我的手機突然響了,是正熙:「喂,悠悠,我好不容易擠了半個小時的時間,回來看看你,快到門口接駕。」
他已經回來了嗎?我連忙摘下口罩,衝向門口,然後看到了他的臉出現在門窗玻璃上,微笑的一張臉。抬手,我立刻把門反鎖了,快得心「砰」地一聲好像就要停止跳動。
「你在幹嘛,還不快開門?」
「那個,正熙啊,門鎖壞了,我打不開。」
「你真是個白癡,居然能把自己鎖在屋子裡,走開點,我把門踹開。」
「不要,你會把門弄壞,我已經打電話請了開鎖師傅了。」
他鬱悶地瞪著我,臉在玻璃上的鏡像清晰又迷離:「你這個笨蛋,我只有十分鐘的時間。」
十分鐘,很好,讓我多看看你。一瞬間,我想起很多事,想起大學的時候因為被甩到酒館喝酒,迷迷糊糊地看到正熙映在窗玻璃上的關心的臉,想起那個秀歌的夜晚,我無奈地被困在女寢的樓裡,眼睜睜地看著他離去,無法挽回。

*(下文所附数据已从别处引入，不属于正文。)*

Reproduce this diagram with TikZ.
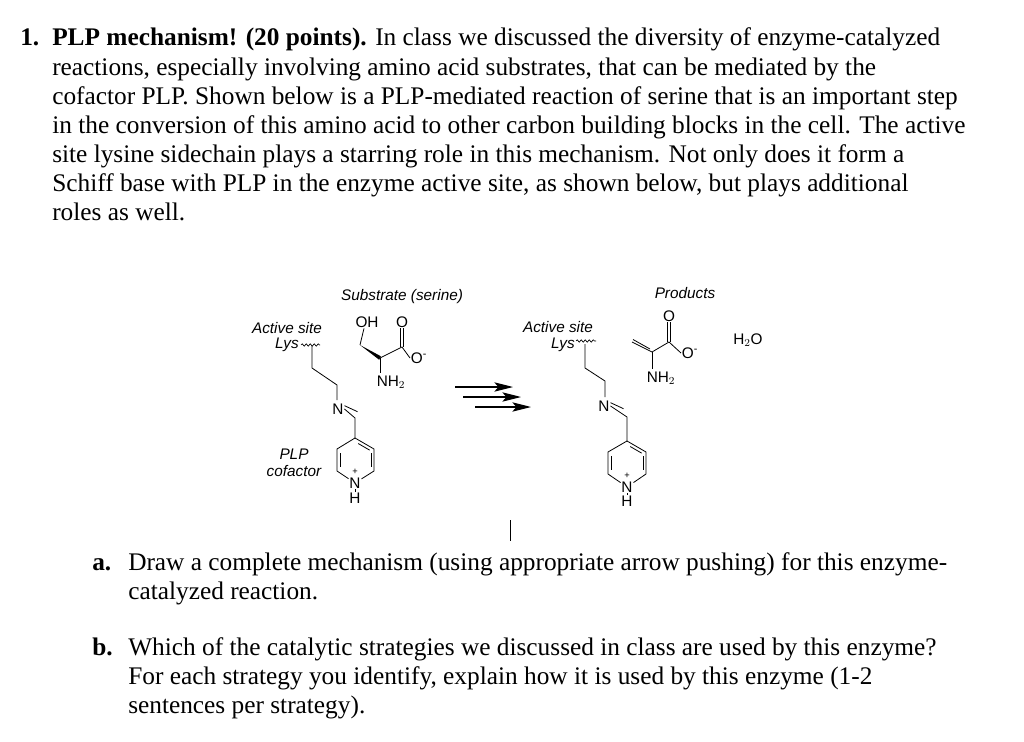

我和他之間,當隔著一層薄薄的玻璃的時候,曾經相遇,也曾別離。
今天,是一樣的啊,我要用眼光送他離去。
「正熙,你看我,看著我,把我當成許願星,這樣,十分鐘也不會短暫。」
他呵呵笑了:「你發什麼夢,還想當星星,我不會給你梯子讓你爬上天的。我走了。」說著他轉身要走。
「正熙,不是還有十分鐘嗎,你著什麼急?」
「是啊,可是總不能這樣一個門裡一個門外地發呆吧,又不是牛郎和織女。」
「你過來,讓我好好地看一下你的臉。」
他瞪著我:「我的臉還是那張迷倒眾生的臉,沒有變啊。」
「你過來。」
「我為什麼要像個笨蛋一樣把臉湊過去給你看,我的臉又不是那種擺在櫥櫃裡的展品。」
「金正熙!」我圓睜雙目,「你真的不讓我看你的臉嗎?」
他很吃我這一套,不再膩膩歪歪,探頭過來,誇張地把臉貼到了玻璃上。這還真是一張迷倒眾生的臉啊,我把我的手掌放到他的臉上,用手指搜索他臉部的輪廓,然後,無法扼制地流淚。一塊透明的玻璃,隔斷了我和他的呼吸,讓他變得很不真實。
我離開後,你一定要好好地生活。
用最快的速度忘記我,然後像豬一樣生活。
他看到了我的淚,眼光變得深沉:「你怎麼了?」
「正熙,想你,就是想你。」我淚水控制不住地流下,下一分鐘,他就要走開,也許這將是一場生離死別,讓我想他,全心地想他。
即使他就在我的面前,因為他即將離我而去。
「你走開,我把門踹開。」他深深地看著我。
我向他搖頭:「不要,時間到了,你該走了。許願星的十二分十二秒,你不要忘記,因為無論是中國還是韓國,或者其它的地方,那是我在的地方。」
他盯了我好一會,終於離開了。
望著他的背影,我又要對他說再見。對不起正熙,總會有很多人很多事夾在我們之間,不知道是不是老天想讓我們這一段感情與眾不同,甚至,成為不朽。
那一刻我突然懂了,聽海枯石爛的故事當然很美,可是發生在自己身上就只能是一種心痛了。